UV topcoats derive their designation from the ultraviolet portion of the electromagnetic spectrum and their function as protective surface applications. Initially developed for industrial coatings to resist degradation from sunlight, the technology transitioned to outdoor gear treatment during the mid-20th century. Early formulations utilized acrylic polymers, evolving to incorporate polyurethane and ceramic compounds for enhanced durability. The term ‘topcoat’ signifies a final layer applied to a substrate, differentiating it from base coats or primers intended for adhesion. Contemporary usage reflects a shift toward specialized formulations addressing specific performance criteria within outdoor activities.
Function
These coatings mitigate the deleterious effects of UV radiation on materials commonly used in outdoor equipment and apparel. Prolonged exposure to ultraviolet light causes polymer chain scission, leading to discoloration, cracking, and loss of tensile strength. UV topcoats function by absorbing UV energy and dissipating it as heat, or by reflecting UV radiation away from the substrate.
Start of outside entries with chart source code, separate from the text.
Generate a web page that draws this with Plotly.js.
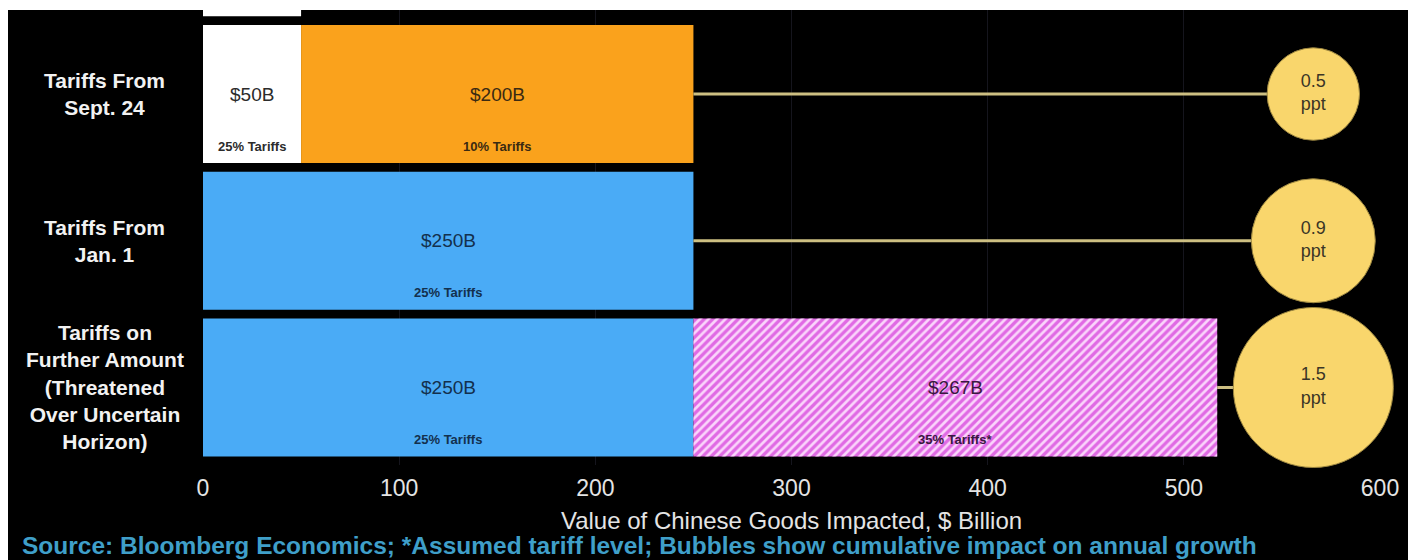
<!DOCTYPE html>
<html><head><meta charset="utf-8">
<script src="https://cdn.plot.ly/plotly-3.0.1.min.js"></script>
<style>
html,body{margin:0;padding:0;background:#fff;width:1408px;height:560px;overflow:hidden}
#chart{position:absolute;left:8px;top:10px;width:1400px;height:550px}
</style>
</head><body><div id="chart"></div>
<script>
// ---- data ----
const categories = ["Tariffs on<br>Further Amount<br>(Threatened<br>Over Uncertain<br>Horizon)", "Tariffs From<br>Jan. 1", "Tariffs From<br>Sept. 24", ""];
const firstValues = [250, 250, 50, 50];
const secondValues = [267, 0, 200, 0];
const firstLabels = ["$250B", "$250B", "$50B", "$50B"];
const secondLabels = ["$267B", "", "$200B", ""];
const firstRates = ["25% Tariffs", "25% Tariffs", "25% Tariffs", ""];
const secondRates = ["35% Tariffs*", "", "10% Tariffs", ""];
const secondThreatened = [true, false, false, false];
const growthImpact = [1.5, 0.9, 0.5, null];
const impactUnit = "ppt";
const xTicks = [0, 100, 200, 300, 400, 500, 600];
const xTitle = "Value of Chinese Goods Impacted, $ Billion";
const sourceText = "Source: Bloomberg Economics; *Assumed tariff level; Bubbles show cumulative impact on annual growth";

// ---- styles ----
const FONT = '"Liberation Sans", Arial, sans-serif';
const BLUE = '#4aabf6', WHITE = '#ffffff', ORANGE = '#faa21c', PINK = '#e06ae4';
const firstColors = [BLUE, BLUE, WHITE, WHITE];
const secondColors = [PINK, PINK, ORANGE, ORANGE];
const firstTextColors = ['#13304d', '#13304d', '#2b2b2b', '#2b2b2b'];
const secondTextColors = ['#3a1740', '#3a1740', '#3a2a12', '#3a2a12'];
const BUBBLE_X = 566;
const BUBBLE_MAX_D = 160;

const idx = categories.map((_, i) => i);
const totals = firstValues.map((v, i) => v + secondValues[i]);

const traces = [];
traces.push({
  type: 'bar', orientation: 'h', y: idx, x: firstValues, base: idx.map(() => 0),
  marker: {color: firstColors, line: {width: 0}}, hoverinfo: 'skip', showlegend: false
});
traces.push({
  type: 'bar', orientation: 'h', y: idx, x: secondValues, base: firstValues,
  marker: {color: secondColors, line: {width: 0}}, hoverinfo: 'skip', showlegend: false
});
// hatch overlay on the threatened (assumed) segment
traces.push({
  type: 'bar', orientation: 'h', y: idx, x: secondValues.map((v, i) => secondThreatened[i] ? v : 0), base: firstValues,
  marker: {color: 'rgba(255,232,255,0.85)', line: {width: 0},
    pattern: {shape: '/', fillmode: 'replace', size: 6, solidity: 0.45}},
  hoverinfo: 'skip', showlegend: false
});
growthImpact.forEach((g, i) => {
  if (g == null) return;
  traces.push({
    type: 'scatter', mode: 'lines', x: [totals[i], BUBBLE_X], y: [i, i],
    line: {color: '#cdbf82', width: 3}, hoverinfo: 'skip', showlegend: false
  });
});
const maxG = Math.max(...growthImpact.filter(v => v != null));
traces.push({
  type: 'scatter', mode: 'markers+text',
  x: idx.map(() => BUBBLE_X), y: idx,
  text: growthImpact.map(g => g == null ? '' : g.toFixed(1) + '<br>' + impactUnit),
  textposition: 'middle center',
  textfont: {family: FONT, size: 18, color: '#3b3526'},
  marker: {size: growthImpact, sizemode: 'area', sizeref: 2 * maxG / (BUBBLE_MAX_D * BUBBLE_MAX_D),
    color: '#f9d66c', opacity: 1, line: {color: '#9c8640', width: 1}},
  cliponaxis: false, hoverinfo: 'skip', showlegend: false
});

const annotations = [];
categories.forEach((c, i) => {
  if (c) annotations.push({xref: 'paper', yref: 'y', x: -0.0833, y: i, xanchor: 'center', yanchor: 'middle',
    text: c, showarrow: false, align: 'center', font: {family: FONT, size: 21, color: '#f2f2f2', weight: 'bold'}});
  if (firstLabels[i]) {
    annotations.push({xref: 'x', yref: 'y', x: firstValues[i] / 2, y: i, text: firstLabels[i], showarrow: false,
      font: {family: FONT, size: 19, color: firstTextColors[i]}});
    annotations.push({xref: 'x', yref: 'y', x: firstValues[i] / 2, y: i, yshift: -52, text: firstRates[i], showarrow: false,
      font: {family: FONT, size: 13, color: firstTextColors[i], weight: 'bold'}});
  }
  if (secondLabels[i]) {
    annotations.push({xref: 'x', yref: 'y', x: firstValues[i] + secondValues[i] / 2, y: i, text: secondLabels[i], showarrow: false,
      font: {family: FONT, size: 19, color: secondTextColors[i]}});
    annotations.push({xref: 'x', yref: 'y', x: firstValues[i] + secondValues[i] / 2, y: i, yshift: -52, text: secondRates[i], showarrow: false,
      font: {family: FONT, size: 13, color: secondTextColors[i], weight: 'bold'}});
  }
});
annotations.push({xref: 'paper', yref: 'paper', x: (20 - 8 - 195) / 1177, y: (455 - 535) / 455,
  xanchor: 'left', yanchor: 'middle', text: sourceText, showarrow: false,
  font: {family: FONT, size: 24.5, color: '#3f9fc9', weight: 'bold'}});

const layout = {
  width: 1400, height: 550,
  margin: {l: 195, r: 28, t: 0, b: 95},
  paper_bgcolor: '#000', plot_bgcolor: '#000',
  barmode: 'overlay', bargap: 0.06,
  showlegend: false,
  font: {family: FONT},
  xaxis: {range: [0, 600], tickvals: xTicks, ticks: '', showline: false, zeroline: false,
    showgrid: true, gridcolor: '#15151d', gridwidth: 1,
    tickfont: {family: FONT, size: 23, color: '#e4e4e4'}, ticklabelstandoff: 7,
    title: {text: xTitle, font: {family: FONT, size: 24, color: '#e4e4e4'}, standoff: 12}},
  yaxis: {range: [-0.5283, 2.5726], showticklabels: false, showgrid: false, zeroline: false, showline: false, ticks: ''},
  annotations: annotations
};
Plotly.newPlot('chart', traces, layout, {displayModeBar: false, staticPlot: true});
</script>
</body></html>
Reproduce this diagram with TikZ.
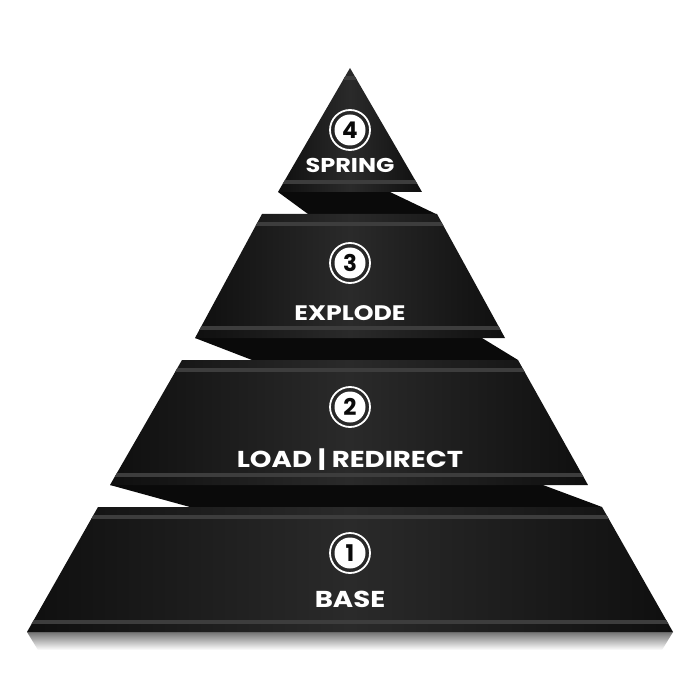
\documentclass[tikz,border=0pt]{standalone}
\usepackage{fontspec}
\newfontfamily\pyrfont[FakeStretch=1.2]{Poppins}
\newfontfamily\numfont{Poppins}
\usetikzlibrary{positioning}

\definecolor{slab}{HTML}{2A2A2A}
\definecolor{slabedge}{HTML}{0F0F0F}
\definecolor{slabshade}{HTML}{0A0A0A}
\definecolor{stripe}{HTML}{3D3D3D}

\begin{document}
\begin{tikzpicture}[x=1pt,y=-1pt,
  slab/.style={left color=slabedge,right color=slabedge,middle color=slab},
  under/.style={fill=slabshade},
  band/.style={draw=stripe,line width=3.5pt},
  ring/.style={circle,draw=white,line width=1.8pt,minimum size=40pt,inner sep=0pt},
  num/.style={circle,fill=white,text=slabshade,minimum size=31pt,inner sep=0pt,
    font=\numfont\bfseries\fontsize{23}{23}\selectfont},
  tag/.style={text=white,anchor=base,inner sep=0pt,
    font=\pyrfont\bfseries\fontsize{#1}{26}\selectfont}]
\useasboundingbox (0,0) rectangle (700,700);

% soft shadow under the base
\shade[top color=black!55,bottom color=white] (27,632) -- (673,632) -- (662,650) -- (38,650) -- cycle;

% dark undersides between the layers
\fill[under] (278,192) -- (390,192) -- (436,214) -- (308,214) -- cycle;
\fill[under] (195,338) -- (482,338) -- (518,360) -- (252,360) -- cycle;
\fill[under] (110,485) -- (543,485) -- (602,507) -- (190,507) -- cycle;

% the four layers, each with two bands
\foreach \n/\tl/\tr/\ty/\bl/\br/\by in {4/350/350/68/278/422/192,
    3/262/437/214/195/505/338, 2/182/518/360/110/588/485, 1/98/602/507/27/673/632} {
  \begin{scope}
    \path[slab] (\tl,\ty) -- (\tr,\ty) -- (\br,\by) -- (\bl,\by) -- cycle;
    \clip (\tl,\ty) -- (\tr,\ty) -- (\br,\by) -- (\bl,\by) -- cycle;
    \draw[band] (0,\ty+10) -- (700,\ty+10);
    \draw[band] (0,\by-10) -- (700,\by-10);
  \end{scope}
}

% numbers and names
\foreach \n/\cy/\ly/\fs/\name in {4/130/173/20/SPRING, 3/263/320/21/EXPLODE,
    2/407/467/23/LOAD | REDIRECT, 1/553/607/23/BASE} {
  \node (r\n) [ring] at (350,\cy) {};
  \node (c\n) [num] at (350,\cy) {\n};
  \node (t\n) [tag=\fs] at (350,\ly) {\name};
}
\end{tikzpicture}
\end{document}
Effective formulations also incorporate hindered amine light stabilizers (HALS) which scavenge free radicals formed during the degradation process. Application methods range from spray application to dip coating, influencing film thickness and uniformity of protection.
Significance
The integration of UV topcoats extends the service life of outdoor equipment, reducing the frequency of replacement and associated resource consumption. This has implications for both economic sustainability and minimizing landfill waste. From a human performance perspective, maintaining material integrity ensures consistent functionality of gear during prolonged exposure to harsh environmental conditions. Psychological benefits arise from the reliability of equipment, fostering confidence and reducing cognitive load during activities like mountaineering or extended backcountry travel. The coatings contribute to the preservation of aesthetic qualities, maintaining the visual appeal of gear over time.
Assessment
Evaluating the efficacy of a UV topcoat requires standardized testing protocols, including accelerated weathering tests using xenon arc lamps. These tests simulate years of outdoor exposure in a condensed timeframe, allowing for comparative analysis of different formulations. Spectrophotometry is used to quantify changes in color and gloss, indicating the degree of UV-induced degradation. Mechanical testing, such as tensile strength and elongation measurements, assesses the impact on material properties. Long-term field studies provide validation of laboratory results, accounting for real-world environmental variables.